MATERIAL:
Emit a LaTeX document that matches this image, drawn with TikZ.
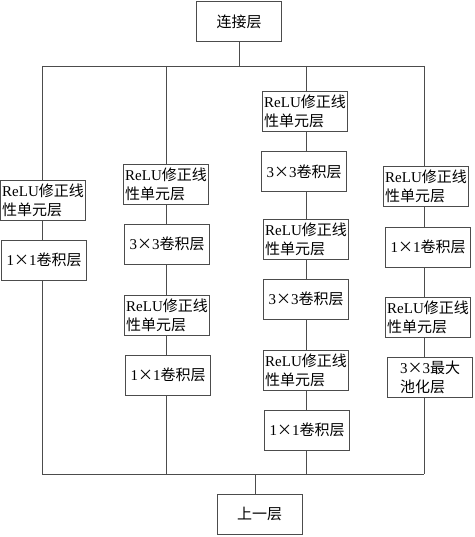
\documentclass[tikz,border=0pt]{standalone}
\usepackage{fontspec}
\setmainfont{Liberation Serif}
\newfontfamily\cj{Noto Sans CJK SC}
\usetikzlibrary{positioning}

\newcommand{\relutext}{ReLU{\cj 修正线}\\{\cj 性单元层}}

\begin{document}
\begin{tikzpicture}[
    x=1pt, y=-1pt,
    font=\fontsize{15}{19}\selectfont,
    link/.style={draw=black!70, line width=0.8pt},
    layer/.style={draw=black!70, line width=0.8pt, fill=white, minimum width=85pt, minimum height=40pt, align=center, inner sep=2pt},
    relu/.style={layer, align=left},
]
\useasboundingbox (0,0) rectangle (474,537);

% Top and bottom layers
\node[layer] (concat) at (239,21.5) {\cj 连接层};
\node[layer] (prev) at (259.5,514) {\cj 上一层};

% Branch 1
\node[relu] (r11) at (43,200) {\relutext};
\node[layer] (c11) at (44,260) {1{\cj ×}1{\cj 卷积层}};

% Branch 2
\node[relu] (r21) at (166,184.5) {\relutext};
\node[layer] (c21) at (167,244) {3{\cj ×}3{\cj 卷积层}};
\node[relu] (r22) at (167,315) {\relutext};
\node[layer] (c22) at (168,375) {1{\cj ×}1{\cj 卷积层}};

% Branch 3
\node[relu] (r31) at (305,111) {\relutext};
\node[layer] (c31) at (304,171.5) {3{\cj ×}3{\cj 卷积层}};
\node[relu] (r32) at (306,239) {\relutext};
\node[layer] (c32) at (306,299) {3{\cj ×}3{\cj 卷积层}};
\node[relu] (r33) at (306,370) {\relutext};
\node[layer] (c33) at (307,430) {1{\cj ×}1{\cj 卷积层}};

% Branch 4
\node[relu] (r41) at (426,186.5) {\relutext};
\node[layer] (c41) at (428,247) {1{\cj ×}1{\cj 卷积层}};
\node[relu] (r42) at (428,317) {\relutext};
\node[relu] (p41) at (430,377) {3{\cj ×}3{\cj 最大}\\{\cj 池化层}};

% Bus points
\coordinate (tb) at (239,66);
\coordinate (bb) at (255,474);
\coordinate (t1) at (42,66);  \coordinate (b1) at (42,474);
\coordinate (t2) at (166,66); \coordinate (b2) at (166,474);
\coordinate (t3) at (306,66); \coordinate (b3) at (306,474);
\coordinate (t4) at (424,66); \coordinate (b4) at (424,474);

\begin{scope}[link]
\draw (concat) -- (tb);
\draw (t1) -- (t4);
\draw (b1) -- (b4);
\draw (bb) -- (bb |- prev.north);

% Branch connectors
\draw (t1) -- (t1 |- r11.north);
\draw (t1 |- r11.south) -- (t1 |- c11.north);
\draw (t1 |- c11.south) -- (b1);

\draw (t2) -- (t2 |- r21.north);
\draw (t2 |- r21.south) -- (t2 |- c21.north);
\draw (t2 |- c21.south) -- (t2 |- r22.north);
\draw (t2 |- r22.south) -- (t2 |- c22.north);
\draw (t2 |- c22.south) -- (b2);

\draw (t3) -- (t3 |- r31.north);
\draw (t3 |- r31.south) -- (t3 |- c31.north);
\draw (t3 |- c31.south) -- (t3 |- r32.north);
\draw (t3 |- r32.south) -- (t3 |- c32.north);
\draw (t3 |- c32.south) -- (t3 |- r33.north);
\draw (t3 |- r33.south) -- (t3 |- c33.north);
\draw (t3 |- c33.south) -- (b3);

\draw (t4) -- (t4 |- r41.north);
\draw (t4 |- r41.south) -- (t4 |- c41.north);
\draw (t4 |- c41.south) -- (t4 |- r42.north);
\draw (t4 |- r42.south) -- (t4 |- p41.north);
\draw (t4 |- p41.south) -- (b4);
\end{scope}
\end{tikzpicture}
\end{document}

SHORT PROBLEM: Reproduce each line exactly, please, except for any pictures.

ANSWER TO THE TASK:
Emit a LaTeX document that matches this image, drawn with TikZ.
\documentclass[tikz,border=0pt]{standalone}
\usepackage{fontspec}
\setmainfont{Liberation Serif}
\newfontfamily\cj{Noto Sans CJK SC}
\usetikzlibrary{positioning}

\newcommand{\relutext}{ReLU{\cj 修正线}\\{\cj 性单元层}}

\begin{document}
\begin{tikzpicture}[
    x=1pt, y=-1pt,
    font=\fontsize{15}{19}\selectfont,
    link/.style={draw=black!70, line width=0.8pt},
    layer/.style={draw=black!70, line width=0.8pt, fill=white, minimum width=85pt, minimum height=40pt, align=center, inner sep=2pt},
    relu/.style={layer, align=left},
]
\useasboundingbox (0,0) rectangle (474,537);

% Top and bottom layers
\node[layer] (concat) at (239,21.5) {\cj 连接层};
\node[layer] (prev) at (259.5,514) {\cj 上一层};

% Branch 1
\node[relu] (r11) at (43,200) {\relutext};
\node[layer] (c11) at (44,260) {1{\cj ×}1{\cj 卷积层}};

% Branch 2
\node[relu] (r21) at (166,184.5) {\relutext};
\node[layer] (c21) at (167,244) {3{\cj ×}3{\cj 卷积层}};
\node[relu] (r22) at (167,315) {\relutext};
\node[layer] (c22) at (168,375) {1{\cj ×}1{\cj 卷积层}};

% Branch 3
\node[relu] (r31) at (305,111) {\relutext};
\node[layer] (c31) at (304,171.5) {3{\cj ×}3{\cj 卷积层}};
\node[relu] (r32) at (306,239) {\relutext};
\node[layer] (c32) at (306,299) {3{\cj ×}3{\cj 卷积层}};
\node[relu] (r33) at (306,370) {\relutext};
\node[layer] (c33) at (307,430) {1{\cj ×}1{\cj 卷积层}};

% Branch 4
\node[relu] (r41) at (426,186.5) {\relutext};
\node[layer] (c41) at (428,247) {1{\cj ×}1{\cj 卷积层}};
\node[relu] (r42) at (428,317) {\relutext};
\node[relu] (p41) at (430,377) {3{\cj ×}3{\cj 最大}\\{\cj 池化层}};

% Bus points
\coordinate (tb) at (239,66);
\coordinate (bb) at (255,474);
\coordinate (t1) at (42,66);  \coordinate (b1) at (42,474);
\coordinate (t2) at (166,66); \coordinate (b2) at (166,474);
\coordinate (t3) at (306,66); \coordinate (b3) at (306,474);
\coordinate (t4) at (424,66); \coordinate (b4) at (424,474);

\begin{scope}[link]
\draw (concat) -- (tb);
\draw (t1) -- (t4);
\draw (b1) -- (b4);
\draw (bb) -- (bb |- prev.north);

% Branch connectors
\draw (t1) -- (t1 |- r11.north);
\draw (t1 |- r11.south) -- (t1 |- c11.north);
\draw (t1 |- c11.south) -- (b1);

\draw (t2) -- (t2 |- r21.north);
\draw (t2 |- r21.south) -- (t2 |- c21.north);
\draw (t2 |- c21.south) -- (t2 |- r22.north);
\draw (t2 |- r22.south) -- (t2 |- c22.north);
\draw (t2 |- c22.south) -- (b2);

\draw (t3) -- (t3 |- r31.north);
\draw (t3 |- r31.south) -- (t3 |- c31.north);
\draw (t3 |- c31.south) -- (t3 |- r32.north);
\draw (t3 |- r32.south) -- (t3 |- c32.north);
\draw (t3 |- c32.south) -- (t3 |- r33.north);
\draw (t3 |- r33.south) -- (t3 |- c33.north);
\draw (t3 |- c33.south) -- (b3);

\draw (t4) -- (t4 |- r41.north);
\draw (t4 |- r41.south) -- (t4 |- c41.north);
\draw (t4 |- c41.south) -- (t4 |- r42.north);
\draw (t4 |- r42.south) -- (t4 |- p41.north);
\draw (t4 |- p41.south) -- (b4);
\end{scope}
\end{tikzpicture}
\end{document}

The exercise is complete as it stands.